Are you willing?  I hope I am.  It is not to be attempted lightly or haphazardly.  It must come through relationship with our Heavenly Father, Savior, and Counselor.  That relationship must be developed through a lifestyle of prayer, meditation on the word, and a practiced willingness to submit our wills to His.  

Even if all of that is going pretty well, teaching, reproof, correction, and training in righteousness stings sometimes.  It is difficult to swallow at times.  However, if it is rooted in scripture, then it should not matter from whom or by what venue it comes.  We must be willing to at least consider the expressed concern before rejecting it.  We should be willing to say "Tell me what I don't want to hear." 

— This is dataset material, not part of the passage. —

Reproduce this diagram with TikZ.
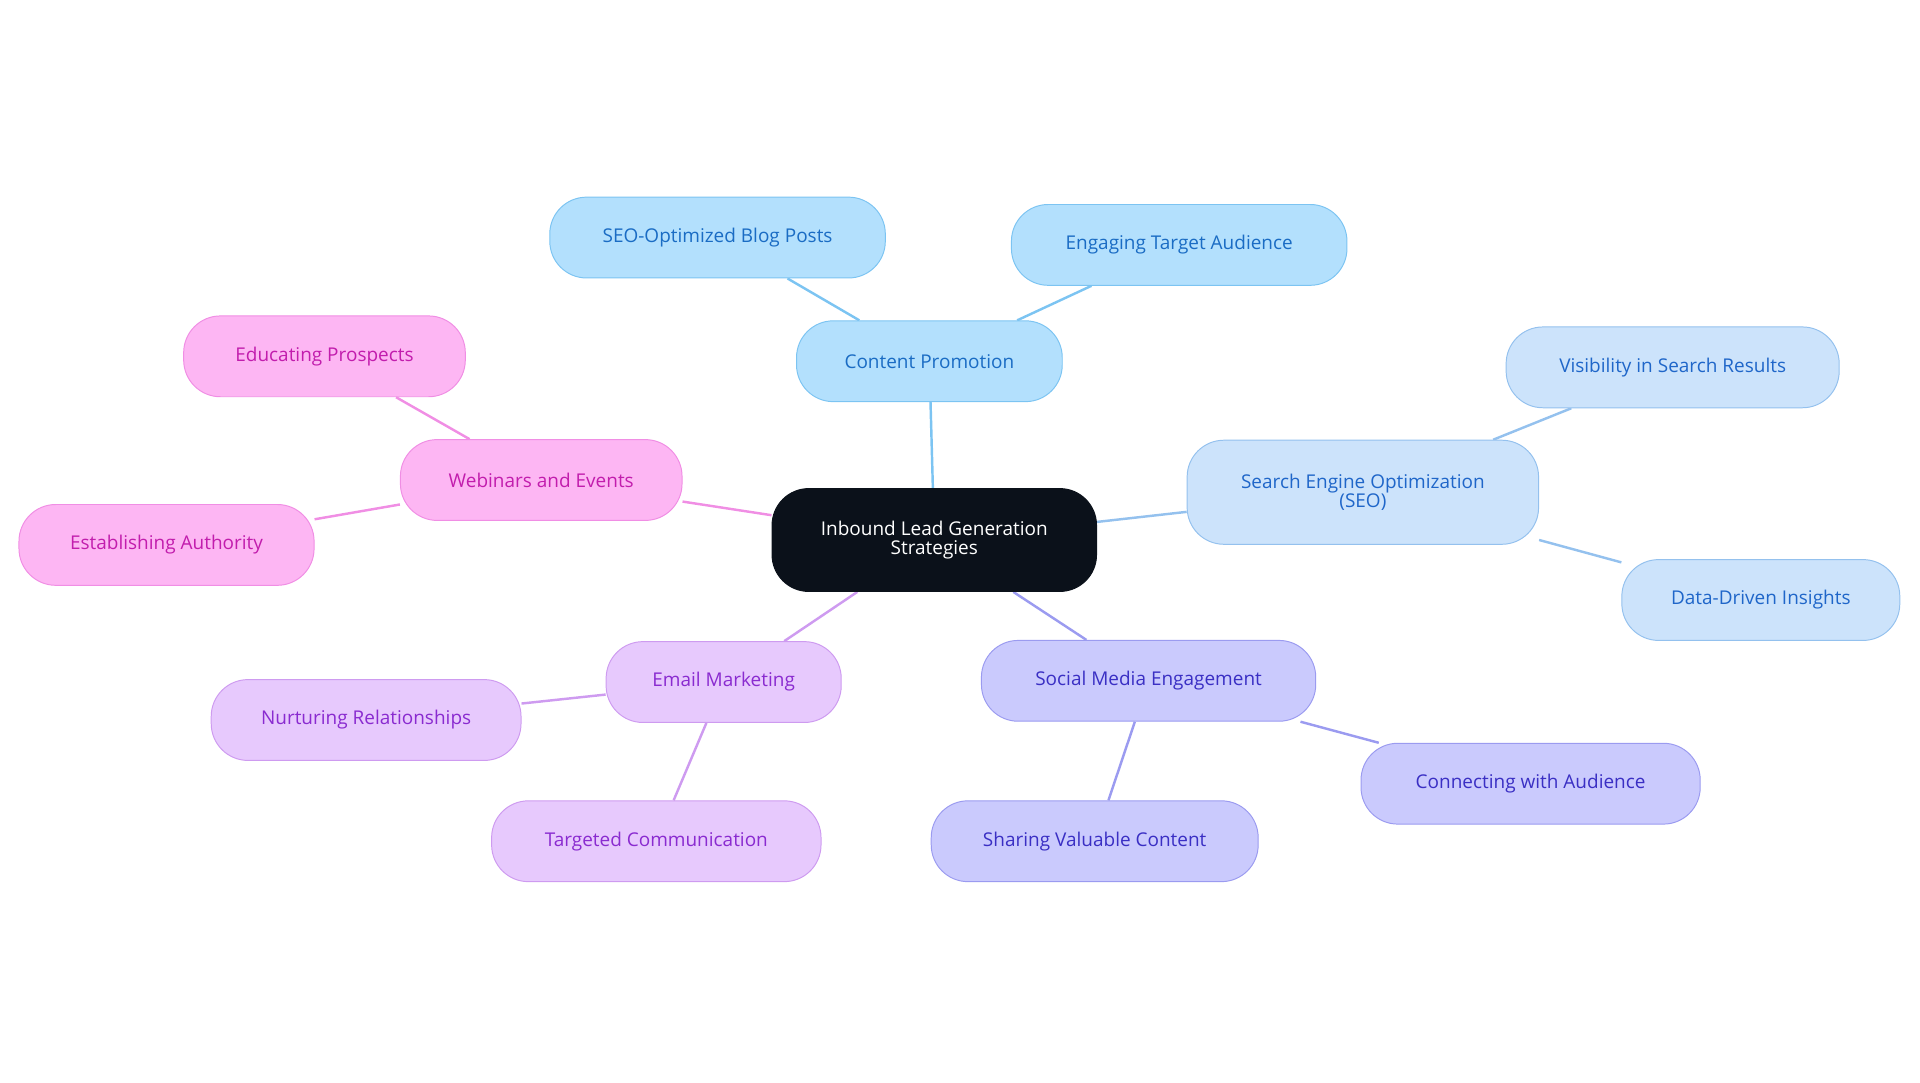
\documentclass[tikz,border=0pt]{standalone}
\usepackage{fontspec}
\setmainfont{Open Sans}
\usetikzlibrary{backgrounds}
\definecolor{bF}{HTML}{B3E0FD}\definecolor{bS}{HTML}{7CC4F2}\definecolor{bT}{HTML}{1A6CC4}
\definecolor{sF}{HTML}{CCE3FB}\definecolor{sS}{HTML}{94C1EE}\definecolor{sT}{HTML}{1F66C9}
\definecolor{mF}{HTML}{CACAFD}\definecolor{mS}{HTML}{9B9BF0}\definecolor{mT}{HTML}{3A2FC4}
\definecolor{eF}{HTML}{E7C9FD}\definecolor{eS}{HTML}{CE9BF0}\definecolor{eT}{HTML}{8A2BD0}
\definecolor{wF}{HTML}{FDB6F3}\definecolor{wS}{HTML}{F08EE4}\definecolor{wT}{HTML}{C21DAD}
\definecolor{cF}{HTML}{0B111A}
\begin{document}
\begin{tikzpicture}[x=1pt,y=-1pt,
  box/.style={rounded corners=30pt,minimum height=66pt,align=center,font=\fontsize{15.5}{16}\selectfont,line width=0.8pt,inner sep=0pt},
  bx/.style={box,fill=bF,draw=bS,text=bT},
  sx/.style={box,fill=sF,draw=sS,text=sT},
  mx/.style={box,fill=mF,draw=mS,text=mT},
  ex/.style={box,fill=eF,draw=eS,text=eT},
  wx/.style={box,fill=wF,draw=wS,text=wT},
  ln/.style={line width=2pt}]
\useasboundingbox (0,0) rectangle (1568,884);
\node[box,fill=cF,draw=cF,text=white,minimum width=265pt,minimum height=84pt] (c) at (763,441) {Inbound Lead Generation\\Strategies};
\node[bx,minimum width=217pt] (cp) at (759,295) {Content Promotion};
\node[bx,minimum width=274pt] (blog) at (586,194) {SEO-Optimized Blog Posts};
\node[bx,minimum width=274pt] (eng) at (963,200) {Engaging Target Audience};
\node[sx,minimum width=287pt,minimum height=85pt] (seo) at (1113,402) {Search Engine Optimization\\(SEO)};
\node[sx,minimum width=272pt] (vis) at (1366,300) {Visibility in Search Results};
\node[sx,minimum width=227pt] (dd) at (1438,490) {Data-Driven Insights};
\node[mx,minimum width=273pt] (sm) at (938,556) {Social Media Engagement};
\node[mx,minimum width=277pt] (con) at (1250,640) {Connecting with Audience};
\node[mx,minimum width=267pt] (sh) at (894,687) {Sharing Valuable Content};
\node[ex,minimum width=192pt] (em) at (591,557) {Email Marketing};
\node[ex,minimum width=253pt] (nur) at (299,588) {Nurturing Relationships};
\node[ex,minimum width=269pt] (tc) at (536,687) {Targeted Communication};
\node[wx,minimum width=230pt] (web) at (442,392) {Webinars and Events};
\node[wx,minimum width=230pt] (edu) at (265,291) {Educating Prospects};
\node[wx,minimum width=241pt] (est) at (136,445) {Establishing Authority};
\begin{scope}[on background layer]
\draw[ln,bS] (c)--(cp) (cp)--(blog) (cp)--(eng);
\draw[ln,sS] (c)--(seo) (seo)--(vis) (seo)--(dd);
\draw[ln,mS] (c)--(sm) (sm)--(con) (sm)--(sh);
\draw[ln,eS] (c)--(em) (em)--(nur) (em)--(tc);
\draw[ln,wS] (c)--(web) (web)--(edu) (web)--(est);
\end{scope}
\end{tikzpicture}
\end{document}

We must practice this attitude regularly never forgetting that even as we strive for righteous living and accountability, it is only by His grace that we will see success or are even be able to strive at all.
(1 Corinthians 15:10, Philippians 2:12-13, Colossians 1:29)

Never let us cease to live Coram Deo (before the face of God) that people, believers and unbelievers alike, would see our good works and glorify our Father in heaven.(Matthew 5:16)
"Now to Him who is able to keep you from stumbling and to present you blameless before the presence of his glory with great joy, to the only God, our Savior, through Jesus Christ our Lord, be glory, majesty, dominion, and authority, before all time and now and forever."